Having written potent biographies about Malaysian and Singapore leaders such as Ismail Abdul Rahman, the Deputy Prime Minister of Malaysia who died in 1973, Goh Keng Swee, the economic architect and one of the founding fathers of the Republic of Singapore, and Lim Kit Siang, the unwavering opposition leader of Malaysia, Ooi Kee Beng now tells the story of Lee Hau-Shik, based on the latter’s extensive private papers housed at ISEAS Library, Singapore.

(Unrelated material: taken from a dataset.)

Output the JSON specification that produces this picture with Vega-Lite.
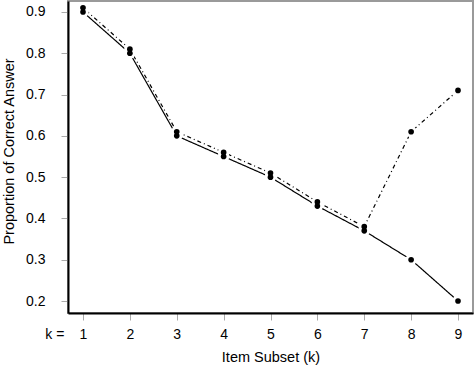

Born in Hong Kong to a highly prominent family at a time when the Qing Dynasty was falling, Hau-Shik received degrees in Law and Economics in Cambridge and became a successful tin miner in British Malaya and an influential member of Kuala Lumpur’s colonial society. After the Second World War, his influence in elite circles in China, Britain and Malaya allowed him to play a key role in the gaining of independence for Malaysia. He was one of the founders of the Malayan Chinese Association, and served as the country’s first Minister of Finance.
"Ooi Kee Beng’s new book on H.S. Lee provides a remarkable picture of an “unlikely politician” who made major contributions to the formation of the early Malayan state. It adds another dimension of study to the formidable task of nation building in a multi-communal society and is an excellent follow-up to his widely praised study of Tun Ismail as the “reluctant politician'." — Wang Gungwu, National University of Singapore
Ooi Kee Beng is executive director of Penang Institute.